Happened again with a second message to her (fortunately devoid of snark) where I was being quite particular that I was clicking Forward, and not either Reply or Reply All, and making sure nobody else’s name had snuck into the recipients list.
In fact, it still shows up that way in certain views, and in other views, it actually changes from one to the other while you watch.
Mama Zappa, I’d kill to have the problems you describe being the worst of my email problems. Speaking of bloat, OWA allows icons/avatars/whatever the hell they are next to your name in your email. So if you’re sending a message to a bunch of people, you’ve got to twiddle your thumbs while all the pretty little pictures load.
And if you’re using the IE browser, every time you cut and paste - even from elsewhere in the very same email - a box pops up asking you if you really want to do that, and you’ve got to click ‘Allow’ in order to paste. I’m told that you can get around this by opening OWA in Firefox, except they’ve set things up here so that it doesn’t seem to want to open in Firefox.
I used MS Outlook for well over a decade at work, then switched jobs to a company that uses Notes. It sucks. Been using it now for 6 months and there are things I just can’t get used to. Outlook is fantastic, especially if you have MS Lync.
RTFirefly, it just occurred to me that OWA is the Web Application of Outlook. I have used that and I agree, it does suck donkey balls.
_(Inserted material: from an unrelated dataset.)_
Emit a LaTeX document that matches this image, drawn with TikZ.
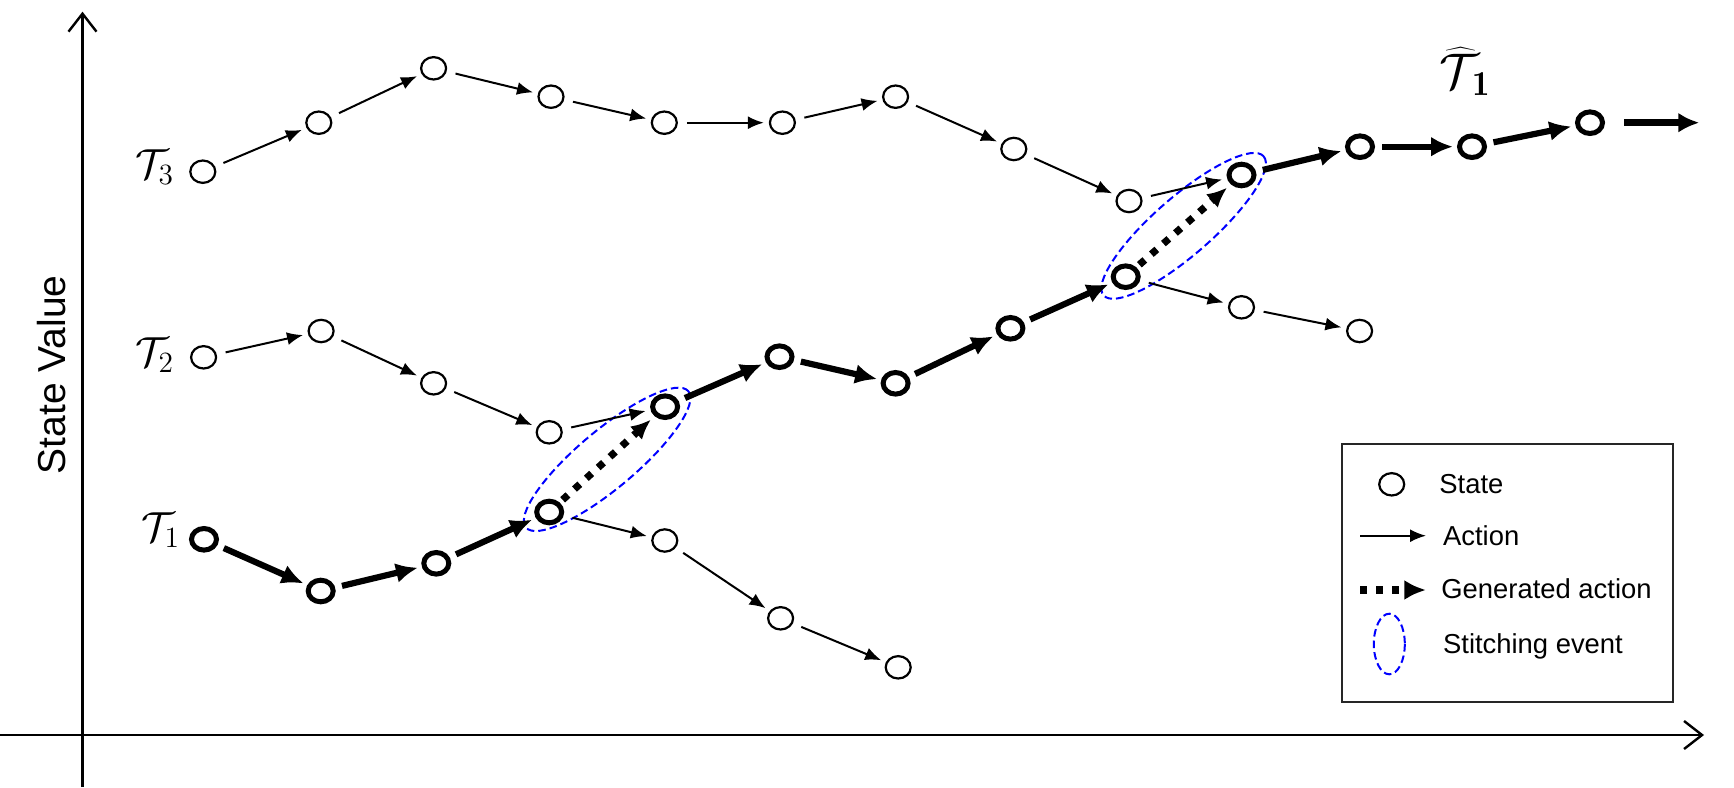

MS Outlook (the computer application), which I think most people are thinking of when they say “Outlook” is quite decent.
I use Notes for work and it is indeed terrible. But at least we’ve migrated our time sheets and project planning from Lotus Notes to Deltek Vision. Which has its own set of terrible UX issues, but is way better than using some weird Notes application.
Yep. Lotus still sucks. Where I work, we’re forced at gunpoint (well, OK, by dictate from the corporate HQ) to use Lotus Notes.
We have about a hundred people at this location, and seemingly everyone hates Lotus. I have literally never heard anyone defend it, even to the extent of saying, “Well, it’s not so bad.”